BY Ross von Metzke

January 14 2010 6:00 PM ET

AISHA TYLER 2 X390 (FX) | ADVOCATE.COM

When you do something like The Joy Behar Show — you all [Tyler appeared with Sandra Bernhard and Fran Drescher] were very funny, but you were talking about somewhat serious subject matter. Do you feel a responsibility to temper the humor with the ultimate message you’re trying to get across ... that homophobia isn’t right and it needs to end.
You know, that is a really good question, and it’s interesting because I think, as a comedian, you’re always kind of slavishly devoted to being funny. It’s almost compulsive. And I also think comedy can be such an effective weapon with people. In my special I talk a lot about growing up in San Francisco, having a lot of gay friends, that people need to open their minds, they need to welcome people into their lives. I do a joke about how everybody needs one gay friend — it doesn’t matter if they’re a guy or a girl ... the gay men are more fun, but the lesbians are more useful. Change a tire, arrange a march, get you cat spayed or neutered, the lesbians are down. When I do it in San Francisco, everybody cheers and it’s hilarious, but when I do it in Iowa or North Carolina, it really means something different. And it’s important for me to do it in those places, because those are the people who really need to hear it. They might not listen to a lecture, but they will listen to a joke. And they’ll take that home with them and hopefully it sinks in.

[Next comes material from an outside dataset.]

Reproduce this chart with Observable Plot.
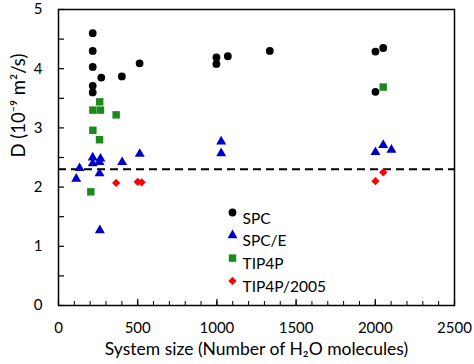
<!DOCTYPE html>
<html>
<head>
<meta charset="utf-8">
<script src="https://cdn.jsdelivr.net/npm/d3@7"></script>
<script src="https://cdn.jsdelivr.net/npm/@observablehq/plot@0.6"></script>
<style>
  html, body { margin: 0; padding: 0; background: #fff; }
  #chart svg { display: block; }
</style>
</head>
<body>
<div id="chart"></div>
<script>
// Data
const spcX = [216, 216, 216, 216, 216, 270, 400, 512, 997, 997, 1069, 1334, 2001, 2050, 2001];
const spcY = [4.60, 4.30, 4.03, 3.71, 3.60, 3.85, 3.87, 4.09, 4.19, 4.08, 4.21, 4.30, 4.29, 4.35, 3.61];

const spceX = [112, 133, 216, 216, 259, 265, 259, 261, 402, 513, 1027, 1027, 2001, 2050, 2102];
const spceY = [2.14, 2.32, 2.50, 2.40, 2.42, 2.48, 2.23, 1.27, 2.42, 2.56, 2.77, 2.57, 2.59, 2.71, 2.63];

const tip4pX = [204, 217, 217, 259, 260, 265, 364, 2050];
const tip4pY = [1.92, 2.96, 3.30, 2.80, 3.44, 3.30, 3.22, 3.69];

const tip2005X = [364, 500, 525, 2001, 2050];
const tip2005Y = [2.07, 2.09, 2.08, 2.10, 2.25];

const seriesNames = ["SPC", "SPC/E", "TIP4P", "TIP4P/2005"];
const referenceD = [2.3];
const xTicks = [0, 500, 1000, 1500, 2000, 2500];
const yTicks = [0, 1, 2, 3, 4, 5];
const xMinorTicks = d3.range(0, 2501, 100);
const yMinorTicks = d3.range(0, 5.01, 0.5);

const styles = [
  {symbol: "circle", fill: "#000000", r: 3.9},
  {symbol: "triangle", fill: "#0000cc", r: 3.7},
  {symbol: "square", fill: "#1b8a1b", r: 4.2},
  {symbol: "diamond2", fill: "#ff0000", r: 3.7}
];
const xs = [spcX, spceX, tip4pX, tip2005X];
const ys = [spcY, spceY, tip4pY, tip2005Y];

const W = 474, H = 364;
const mL = 58, mR = 20, mT = 9, mB = 59;
const fw = W - mL - mR, fh = H - mT - mB;

const marks = [];
marks.push(Plot.ruleY(referenceD, {stroke: "black", strokeWidth: 2, strokeDasharray: "8,5"}));
// inward ticks
marks.push(Plot.tickX(xMinorTicks, {x: d => d, insetTop: fh - 4, stroke: "black", strokeWidth: 1}));
marks.push(Plot.tickX(xTicks, {x: d => d, insetTop: fh - 6, stroke: "black", strokeWidth: 1.2}));
marks.push(Plot.tickY(yMinorTicks, {y: d => d, insetRight: fw - 6, stroke: "black", strokeWidth: 1.2}));

seriesNames.forEach((name, i) => {
  const data = xs[i].map((x, j) => ({x, y: ys[i][j], s: name}));
  marks.push(Plot.dot(data, {x: "x", y: "y", symbol: () => styles[i].symbol, fill: styles[i].fill, stroke: "none", r: styles[i].r}));
});
// legend
seriesNames.forEach((name, i) => {
  marks.push(Plot.dot([name], {frameAnchor: "top-left", dx: 174, dy: 203 + i * 22.8, symbol: () => styles[i].symbol, fill: styles[i].fill, r: styles[i].r}));
  marks.push(Plot.text([name], {text: d => d, frameAnchor: "top-left", dx: 184, dy: 203 + i * 22.8, textAnchor: "start", fontSize: 15.5, fill: "black"}));
});
marks.push(Plot.frame({stroke: "black", strokeWidth: 1.5}));
marks.push(Plot.axisX(xTicks, {tickSize: 0, tickPadding: 17, fontSize: 15, label: null, tickFormat: d => String(d)}));
marks.push(Plot.axisY(yTicks, {tickSize: 0, tickPadding: 16, fontSize: 15, label: null, tickFormat: d => String(d)}));
marks.push(Plot.text(["System size (Number of H₂O molecules)"], {frameAnchor: "bottom", dy: 49, fontSize: 17.5, fill: "black", text: d => d}));
marks.push(Plot.text(["D (10⁻⁹ m²/s)"], {frameAnchor: "left", dx: -39, rotate: -90, fontSize: 18.5, fill: "black", text: d => d}));

const chart = Plot.plot({
  width: W, height: H,
  marginLeft: mL, marginRight: mR, marginTop: mT, marginBottom: mB,
  style: {fontFamily: "Lato, 'Open Sans', sans-serif", color: "black", background: "white", overflow: "visible"},
  x: {domain: [0, 2500]},
  y: {domain: [0, 5]},
  marks
});
document.getElementById("chart").appendChild(chart);
</script>
</body>
</html>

Well, and, let's be honest, in some of those places, there are people who probably aren’t too pleased to see somebody who looks like you there.
Exactly. And I’ve had people come up to me and say, “You’re the first black girl I ever thought was funny.” I’ve gotten that stuff. There’s also something to bravery ... to getting up and saying, “This is what’s important to me ... and you’ve come to see me, and I’m going to tell you what I think you need to hear.” I think you can do that gingerly ... there are times when you can do it seriously and there are times when it’s about comedy. Comedy has always been an effective weapon for marginalized groups. For blacks, for Jews, for gays, for women. This comic who travels with me ... he’s 23, he’s gay, and he’s Iranian. He’s hilarious. He always worries — “I don’t want to go to that town. They’re not going to like me.” “Everybody’s going to like you, and I don’t give a fuck, because I like you.” I want people, when they come to my show, to see something different and to have a different experience. And I think that’s the power comedy has. I think it has the power to change minds.

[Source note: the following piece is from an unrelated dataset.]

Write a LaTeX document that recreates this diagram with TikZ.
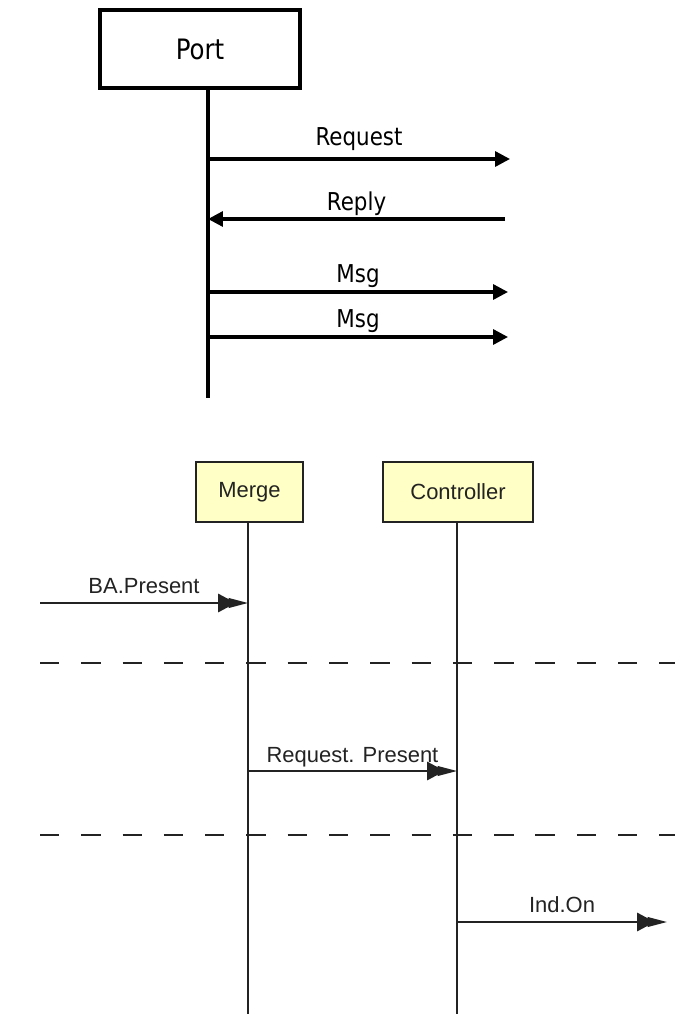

What would you say is the gig you’re best remembered for?
Probably a toss-up between Friends and Talk Soup, which is funny because Friends had 25 million viewers and Talk Soup had, maybe 1 million ... but it was such a cult hit people remember me. Now I’ve done enough things where people go,"Aren’t you the girl from my Starbucks?"Or, "Didn’t we go to school together?"It was almost better when I was just known for one thing. Now I get,"Can you get me a cup of coffee?"Now I have to punch somebody.